Before turning to the default notice in the instant case, Foxton J examined the context in which the notice was received:

  • The parties had entered the Trade on 14 May 2021 for settlement on 28 May 2021 in a US$ amount which was not in dispute;
  • This was the only trade between the parties involving payment on 28 May 2021 or indeed during the whole of May 2021;
  • On 14 May 2021, Macquarie had sent the recap email;
  • On 14 and 26 May 2021, Macquarie had sent trade confirmations for signature, setting out all details of the Trade;
  • On 28 May 2021, Macquarie had sent an email to Phelan asking it to confirm that it had agreed that on 28 May 2021, Macquarie would receive a ZAR amount and Macquarie was due to pay the undisputed USD amount; and
  • Phelan had at that point made no payment in respect of the Trade.

Foxton J also determined that a reasonable recipient would have understood that:

  • Macquarie was complaining that Phelan had failed to make payment on 28 May 2021 under the Trade which was due to be settled that day;
  • Phelan had made no payment in respect of that Trade at all; and
  • There was only 1 trade between the parties due for settlement on 28 May 2021.

Consequently, Foxton J held that the Default Notice had met the requirements of a valid notice and, accordingly, that Macquarie was entitled to call an Event of Default as a result of Phelan's subsequent inaction.
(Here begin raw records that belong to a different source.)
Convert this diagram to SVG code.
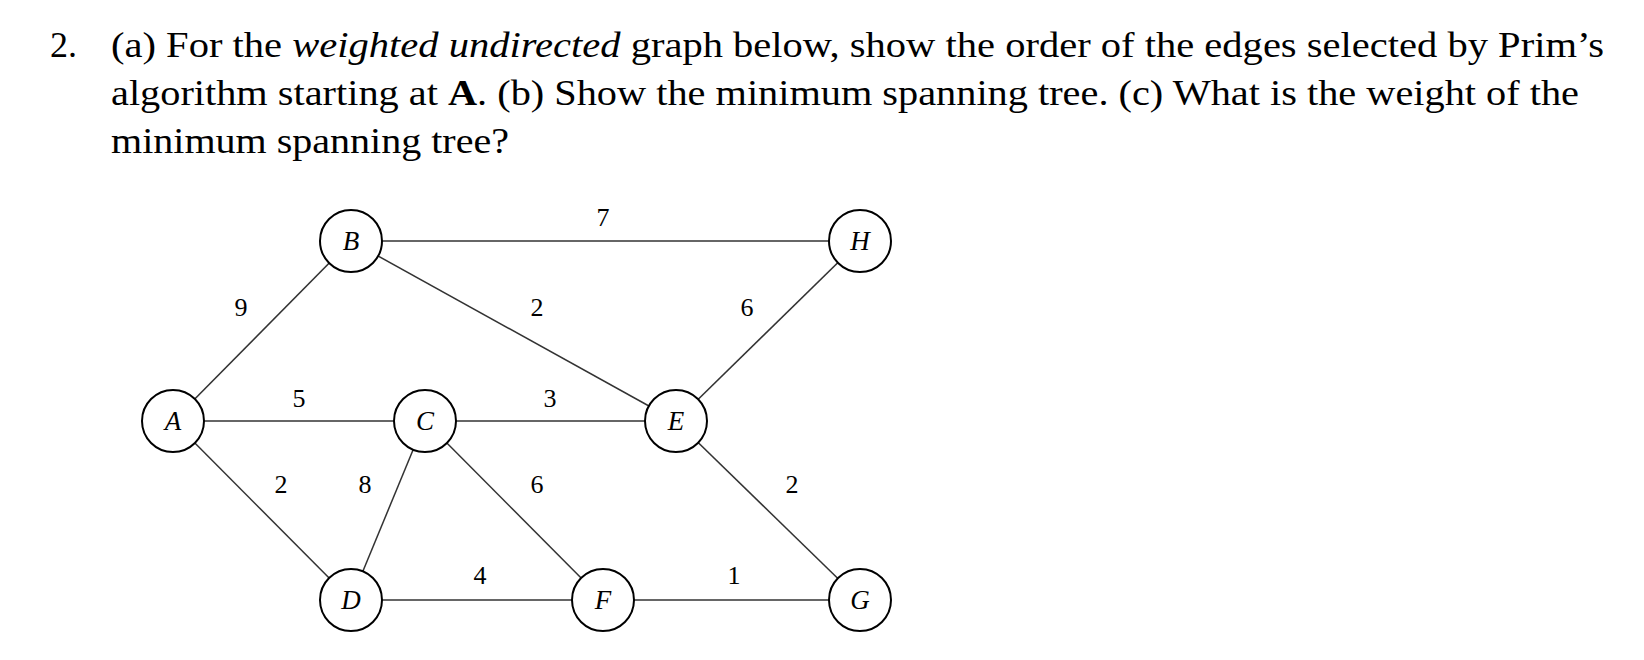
<svg xmlns="http://www.w3.org/2000/svg" width="1644" height="660" viewBox="0 0 1644 660">
<style>
.t{font-family:"Liberation Serif","Times New Roman",serif;font-size:36px;fill:#000}
.n circle{fill:#fff;stroke:#000;stroke-width:2}
.n text{font-family:"Liberation Serif",serif;font-style:italic;font-size:27px;text-anchor:middle;dominant-baseline:central}
.w{font-family:"Liberation Serif",serif;font-size:26px;text-anchor:middle;dominant-baseline:central}
#edges line{stroke:#333;stroke-width:1.5}
</style>
<rect width="1644" height="660" fill="#fff"/>
<text class="t" x="50" y="57">2.</text>
<text class="t" x="111" y="57" textLength="1493" lengthAdjust="spacingAndGlyphs">(a) For the <tspan font-style="italic">weighted undirected</tspan> graph below, show the order of the edges selected by Prim’s</text>
<text class="t" x="111" y="105" textLength="1468" lengthAdjust="spacingAndGlyphs">algorithm starting at <tspan font-weight="bold">A</tspan>. (b) Show the minimum spanning tree. (c) What is the weight of the</text>
<text class="t" x="111" y="153" textLength="398" lengthAdjust="spacingAndGlyphs">minimum spanning tree?</text>
<g id="edges">
<line x1="173" y1="421" x2="351" y2="241"/>
<line x1="351" y1="241" x2="860" y2="241"/>
<line x1="351" y1="241" x2="676" y2="421"/>
<line x1="676" y1="421" x2="860" y2="241"/>
<line x1="173" y1="421" x2="425" y2="421"/>
<line x1="425" y1="421" x2="676" y2="421"/>
<line x1="173" y1="421" x2="351" y2="600"/>
<line x1="425" y1="421" x2="351" y2="600"/>
<line x1="425" y1="421" x2="603" y2="600"/>
<line x1="676" y1="421" x2="860" y2="600"/>
<line x1="351" y1="600" x2="603" y2="600"/>
<line x1="603" y1="600" x2="860" y2="600"/>
</g>
<g id="weights">
<text class="w" x="241" y="307">9</text>
<text class="w" x="603" y="217">7</text>
<text class="w" x="537" y="307">2</text>
<text class="w" x="747" y="307">6</text>
<text class="w" x="299" y="398">5</text>
<text class="w" x="550" y="398">3</text>
<text class="w" x="281" y="484">2</text>
<text class="w" x="365" y="484">8</text>
<text class="w" x="537" y="484">6</text>
<text class="w" x="792" y="484">2</text>
<text class="w" x="480" y="575">4</text>
<text class="w" x="734" y="575">1</text>
</g>
<g id="A" class="n"><circle cx="173" cy="421" r="31"/><text x="173" y="421">A</text></g>
<g id="B" class="n"><circle cx="351" cy="241" r="31"/><text x="351" y="241">B</text></g>
<g id="C" class="n"><circle cx="425" cy="421" r="31"/><text x="425" y="421">C</text></g>
<g id="E" class="n"><circle cx="676" cy="421" r="31"/><text x="676" y="421">E</text></g>
<g id="H" class="n"><circle cx="860" cy="241" r="31"/><text x="860" y="241">H</text></g>
<g id="D" class="n"><circle cx="351" cy="600" r="31"/><text x="351" y="600">D</text></g>
<g id="F" class="n"><circle cx="603" cy="600" r="31"/><text x="603" y="600">F</text></g>
<g id="G" class="n"><circle cx="860" cy="600" r="31"/><text x="860" y="600">G</text></g>
</svg>
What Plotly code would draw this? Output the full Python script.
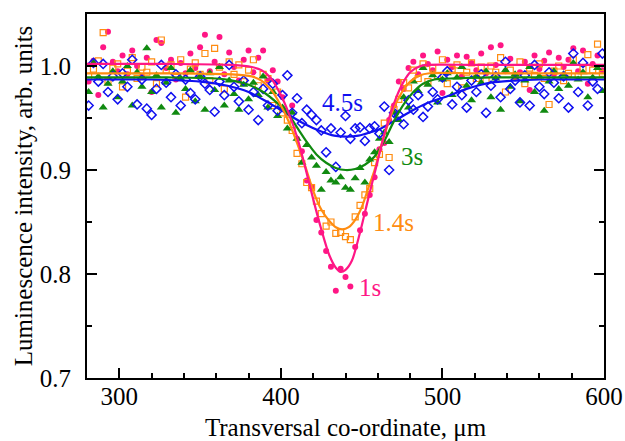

In arriving at that conclusion, he rejected Phelan's arguments that s5(a)(i) of the ISDA Master Agreement required a default notice to contain express and wholly accurate statements of the following to be effective:

  • The identification of documents and other confirming evidence for the relevant trade;
  • A precise and entirely accurate statement of the amount for payment; and
  • The currency in which the payment was due.

Whilst, on the facts, Macquarie was successful in arguing that there had been an Event of Default, it is clear that had there been any ambiguity regarding the specific trade which was the subject of the Default Notice, the Default Notice would have been invalid. This is likely to be of greater significance where, unlike in the instant case, there are a large number of trades between contractual counterparties which become due for settlement on the same day.

In summary, Foxton J's judgment makes clear that:

  • Where a party is preparing to serve a default notice under s5(a)(i) of the ISDA Master Agreement, that party must ensure that the default notice is as unambiguous and precise as possible and that it includes, at the least, sufficient information such that the reasonable recipient will clearly understand the trade to which it relates, the particular obligation which has not been performed, and the necessary steps to cure any failure within the applicable grace period;
  • Insignificant errors in a default notice under s5(a)(i) of the ISDA Master Agreement will not necessarily invalidate that notice; and
  • Where a recipient of a default notice under s5(a)(i) of the ISDA Master Agreement fails to make payment of amounts that are said to be outstanding thereunder, with which they disagree in amount only, they place themselves at serious risk if they refuse to perform their obligation at all, rather than paying the amounts which they consider are, in fact, due and payable.

Whilst in this case Foxton J was willing to tolerate, at least in principle, a degree of imprecision in the form of the default notice, it should be emphasised that this decision, made in the context of the ISDA Master Agreement, is fact specific and should not be assumed to have a more general application. The prudent course remains for parties to ensure that notices of default or termination are properly prepared and sent in strict accordance with relevant contractual provisions. Where there is any ambiguity as to the meaning of those provisions, caution should be exercised when deciding the extent of the information to provide a recipient.